In November 2009, Lands' End launched Lands' End Canvas, which offered a more fashion-oriented selection of casual clothing for men and women. It was discontinued in 2013. The line was reintroduced in 2016 but cancelled in 2017 by the new CEO.

In 2013, the company partnered with Borderfree to display international orders in local currency.

The company began selling on Debenhams and in 2014, in its first international partnership, in House of Fraser.

In April 2014, Sears completed the corporate spin-off of the company, which once again became publicly traded.

Jerome Griffith became CEO in March 2017, succeeding Federica Marchionni.

In 2018, the company began selling on Amazon.com.

In 2018 and 2019, the company produced uniforms for employees of Delta Air Lines and American Airlines.

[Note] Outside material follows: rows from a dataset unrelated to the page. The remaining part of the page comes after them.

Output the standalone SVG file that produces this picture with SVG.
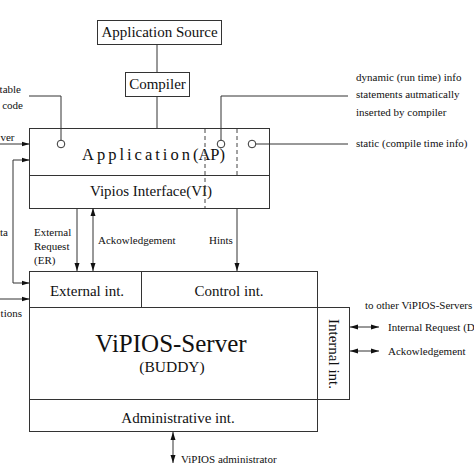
<svg xmlns="http://www.w3.org/2000/svg" width="474" height="474" viewBox="0 0 474 474">
<style>
.box{fill:#fff;stroke:#333;stroke-width:1}
.ln{fill:none;stroke:#333;stroke-width:1}
.dash{fill:none;stroke:#444;stroke-width:1;stroke-dasharray:4,3}
.ar{fill:none;stroke:#333;stroke-width:1;marker-end:url(#ah)}
.ar2{fill:none;stroke:#333;stroke-width:1;marker-end:url(#ah);marker-start:url(#ah)}
text{font-family:"Liberation Serif","Times New Roman",serif;fill:#111}
.s{font-size:11px}
.m{font-size:15px}
.c{text-anchor:middle}
.e{text-anchor:end}
</style>
<defs>
<marker id="ah" viewBox="0 0 8 6" refX="8" refY="3" markerWidth="8" markerHeight="6" markerUnits="userSpaceOnUse" orient="auto-start-reverse">
<path d="M0,0.5 L8,3 L0,5.5 Z" fill="#111"/>
</marker>
</defs>

<g id="source">
<rect class="box" x="97.5" y="20.5" width="124" height="24"/>
<text class="m c" x="159.5" y="37">Application Source</text>
</g>
<g id="compiler">
<rect class="box" x="125.5" y="72.5" width="64" height="24"/>
<text class="m c" x="157.5" y="89">Compiler</text>
</g>
<g id="application">
<rect class="box" x="29.5" y="128.5" width="240" height="47"/>
<text x="82" y="160" style="font-size:16.5px"><tspan letter-spacing="3">Application</tspan><tspan letter-spacing="0">(AP)</tspan></text>
</g>
<g id="vi">
<rect class="box" x="29.5" y="175.5" width="240" height="33"/>
<text class="m c" x="151" y="196">Vipios Interface(VI)</text>
</g>
<g id="external">
<rect class="box" x="29.5" y="271.5" width="112" height="36"/>
<text class="m c" x="87" y="296">External int.</text>
</g>
<g id="control">
<rect class="box" x="141.5" y="271.5" width="176" height="36"/>
<text class="m c" x="229" y="296">Control int.</text>
</g>
<g id="server">
<rect class="box" x="29.5" y="307.5" width="288" height="92"/>
<text class="c" x="171" y="352" style="font-size:25px">ViPIOS-Server</text>
<text class="c" x="172" y="372" style="font-size:15.5px">(BUDDY)</text>
</g>
<g id="internal">
<rect class="box" x="317.5" y="307.5" width="32" height="92"/>
<text class="m c" transform="translate(329,354) rotate(90)">Internal int.</text>
</g>
<g id="admin">
<rect class="box" x="29.5" y="399.5" width="288" height="32"/>
<text class="m c" x="178" y="423">Administrative int.</text>
</g>

<g id="connectors">
<path class="ln" d="M157,44 V72"/>
<path class="ln" d="M157,96 V128"/>
<path class="ln" d="M29,96 H61 V140"/>
<path class="ln" d="M348,96 H221 V140"/>
<path class="ln" d="M256,144 H348"/>
<circle class="ln" cx="61" cy="144" r="3.8"/>
<circle class="ln" cx="221" cy="144" r="3.8"/>
<circle class="ln" cx="252" cy="144" r="3.8"/>
<path class="dash" d="M205,129 V208"/>
<path class="dash" d="M237,129 V175"/>
<path class="ar" d="M0,144 H29.5"/>
<path class="ar2" d="M29.5,160 H13 V283 H29.5"/>
<path class="ar" d="M0,299 H29.5"/>
<path class="ar" d="M77,208 V271"/>
<path class="ar2" d="M93,208 V271"/>
<path class="ar" d="M237,208 V271"/>
<path class="ar2" d="M350,327 H379"/>
<path class="ar2" d="M350,351 H379"/>
<path class="ar2" d="M173,432 V463"/>
</g>

<g id="labels">
<text class="s e" x="21" y="93">table</text>
<text class="s e" x="23" y="109">code</text>
<text class="s e" x="14.5" y="141">ver</text>
<text class="s e" x="8" y="236">ta</text>
<text class="s e" x="22" y="317">tions</text>
<text class="s" x="356" y="81">dynamic (run time) info</text>
<text class="s" x="356" y="98">statements autmatically</text>
<text class="s" x="356" y="116">inserted by compiler</text>
<text class="s" x="356" y="147">static (compile time info)</text>
<text class="s" x="34" y="236">External</text>
<text class="s" x="34" y="250">Request</text>
<text class="s" x="34" y="264">(ER)</text>
<text class="s" x="98" y="244">Ackowledgement</text>
<text class="s" x="209" y="244">Hints</text>
<text class="s" x="365" y="309">to other ViPIOS-Servers</text>
<text class="s" x="388" y="331">Internal Request (D</text>
<text class="s" x="388" y="355">Ackowledgement</text>
<text class="s" x="181" y="463">ViPIOS administrator</text>
</g>
</svg>
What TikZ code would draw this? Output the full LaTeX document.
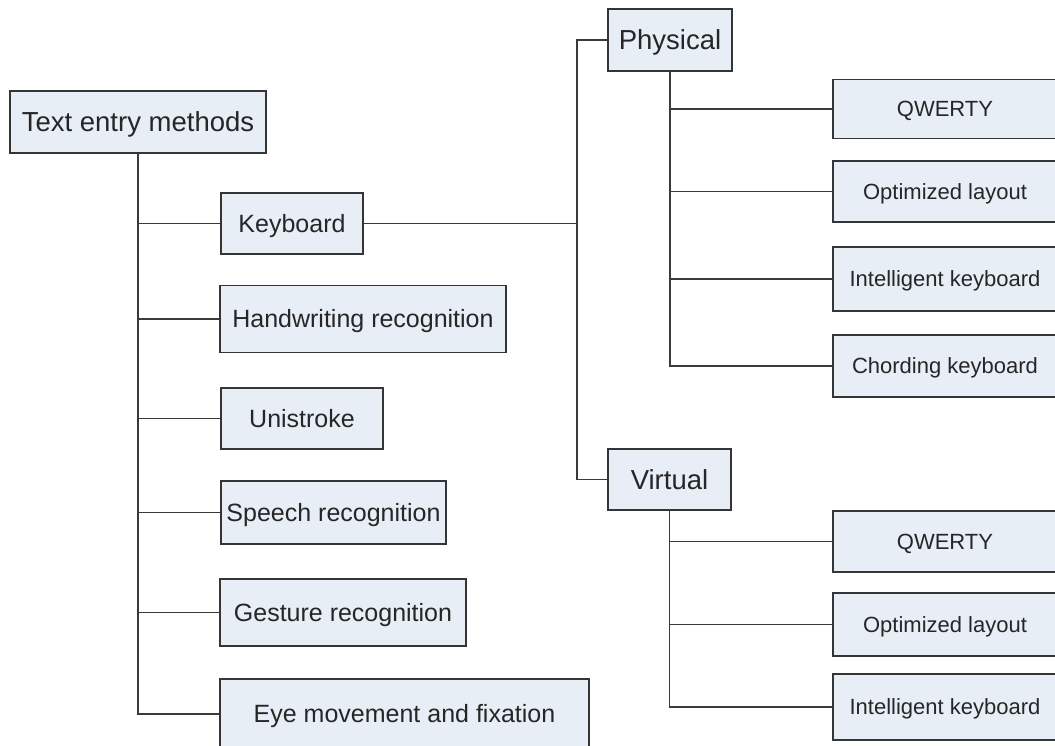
\documentclass[tikz,border=0pt]{standalone}
\usepackage{fontspec}
\setmainfont{Liberation Sans}
\begin{document}
\begin{tikzpicture}[x=1pt,y=-1pt,
  box/.style={draw=boxline, fill=boxfill, line width=1.5pt, inner sep=0pt,
    align=center, text=black!85, text depth=0pt},
  big/.style={box, font=\fontsize{27.5}{32}\selectfont, text height=19.7pt},
  mid/.style={box, font=\fontsize{25}{30}\selectfont, text height=17.9pt},
  small/.style={box, font=\fontsize{22}{26}\selectfont, text height=15.8pt},
  link/.style={draw=linecol, line width=1.5pt}]
\definecolor{boxline}{HTML}{353535}
\definecolor{boxfill}{HTML}{E8EEF6}
\definecolor{linecol}{HTML}{3A3A3A}
\useasboundingbox (0,0) rectangle (1055,746);
\clip (0,0) rectangle (1055,746);

% root and first level
\node[big, minimum width=256, minimum height=62] (root) at (138,122) {Text entry methods};
\node[mid, minimum width=142, minimum height=61] (kb) at (292,223.5) {Keyboard};
\node[mid, minimum width=286, minimum height=67] (hw) at (363,319) {Handwriting recognition};
\node[mid, minimum width=162, minimum height=61] (uni) at (302,418.5) {Unistroke};
\node[mid, minimum width=225, minimum height=63] (sp) at (333.5,512.5) {Speech recognition};
\node[mid, minimum width=246, minimum height=67] (ge) at (343,612.5) {Gesture recognition};
\node[mid, minimum width=369, minimum height=70] (eye) at (404.5,714) {Eye movement and fixation};

% keyboard kinds
\node[big, minimum width=124, minimum height=62] (phys) at (670,40) {Physical};
\node[big, minimum width=123, minimum height=61] (virt) at (669.5,479.5) {Virtual};

% physical layouts
\node[small, minimum width=224, minimum height=59] (pq) at (945,109) {QWERTY};
\node[small, minimum width=224, minimum height=61] (po) at (945,191.5) {Optimized layout};
\node[small, minimum width=224, minimum height=64] (pi) at (945,279) {Intelligent keyboard};
\node[small, minimum width=224, minimum height=62] (pc) at (945,366) {Chording keyboard};

% virtual layouts
\node[small, minimum width=224, minimum height=61] (vq) at (945,541.5) {QWERTY};
\node[small, minimum width=224, minimum height=63] (vo) at (945,624.5) {Optimized layout};
\node[small, minimum width=224, minimum height=66] (vi) at (945,707) {Intelligent keyboard};

% junction points
\coordinate (kj) at (577,223.5);

% connectors from the root
\foreach \c in {kb,hw,uni,sp,ge,eye}
  \draw[link] (root.south) |- (\c.west);

% keyboard to physical / virtual
\draw[link] (kb.east) -- (kj);
\draw[link] (phys.west) -| (kj) |- (virt.west);

% physical and virtual branches
\foreach \c in {pq,po,pi,pc}
  \draw[link] (phys.south) |- (\c.west);
\foreach \c in {vq,vo,vi}
  \draw[link] (virt.south) |- (\c.west);
\end{tikzpicture}
\end{document}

In 2019, Lands' End closed its remaining store-within-a-store branches in Sears stores, after Sears Holdings filed for Chapter 11 bankruptcy.

In 2020, the company entered into a partnership with Kohl's to sell the company's products in its stores.

In 2021, the company partnered with QVC to sell its products on its website, expanded to video sales in April 2022.

In fiscal 2023, 63.2% of its revenue was from online retail orders in the U.S., 7.7% of revenue was international orders, 18.3% of revenue was sales of logo apparel to businesses and schools, 7.6% of revenue was received from third-party sellers, and 3.2% of revenue was from company-operated stores.

In January 2026, Lands End agreed to form a joint venture with WHP Global. Lands End gets $300 million in cash and will contribute all of its intellectual property in exchange for royalty payments. Upon closing, the joint venture will be owned evenly between the two companies. In July 2026, Lands’ End appointed Charlie Cole as chief executive officer. Prior to becoming CEO, Cole was interim chief digital officer at direct-to-consumer bedding brand Thuma.

==Awards and recognition==
In 1998, Lands' End was named among The 100 Best Companies to Work for in America by Fortune magazine.

==Controversies==
In 2016, feminist activist Gloria Steinem was featured in the catalog of Lands' End. After an outcry from anti-abortion customers, the company removed Steinem from its website. The company then faced further criticism, this time both from customers who were still unhappy that Steinem had been featured in the first place, and customers who were unhappy that Steinem had been removed.